Segundo o presidente do Instituto São Paulo Contra a Violência, Eduardo Capobianco, dados da Secretaria de Segurança Pública apontam para um percentual de somente 1% de jovens com menos de 18 anos que se envolveu em homicídios.

“Podemos aprimorar a legislação, mas colocar a redução da maioridade penal como solução dos problemas é um desvio de atenção. É preciso ver como esses jovens têm participado dos crimes, seu real papel. Temos que qualificar o debate”, criticou Capobiando. “Precisamos de uma maturidade diferente da que vem sendo mostrada no debate público acerca do que aconteceu no Rio de Janeiro. A redução da maioridade penal está sendo discutida sem nenhuma base. Estamos tangiversando sobre o tema, criando um bode expiatório”, completou.

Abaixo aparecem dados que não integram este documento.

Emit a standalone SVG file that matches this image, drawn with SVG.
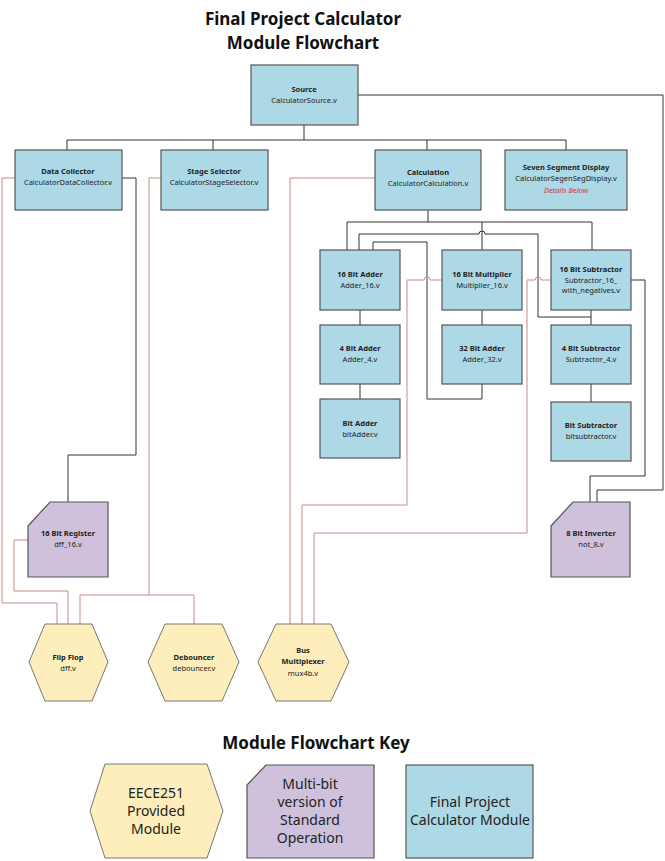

Na opinião do presidente do Instituto Sou da Paz, Denis Mizne, não há problemas em se debater o ECA; o equívoco seria iniciar o debate com posições preconcebidas.

“Podemos discutir, por exemplo, a relação entre o ato infracional e o tempo de internação. Mas tem que haver um equilíbrio entre tratar o tema como um tabu e considerar que somente 1% dos menores de 18 anos cometem homicídios. Quando se distanciam completamente informações como esta da discussão, quando o debate é pautado só pela emoção e não pela racionalidade, não avançamos. Após a barbaridade, não adianta fazer um debate pontual e discutir um pacote de medidas que não trará respostas no longo prazo. A resposta episódica nos faz atrasar e perder tempo. A sociedade relaxa, mas espera o próximo crime. É nisso que temos que nos ater para construir um país menos violento”, afirmou Mizne.

Fonte: Bia Barbosa/Agência Carta Maior.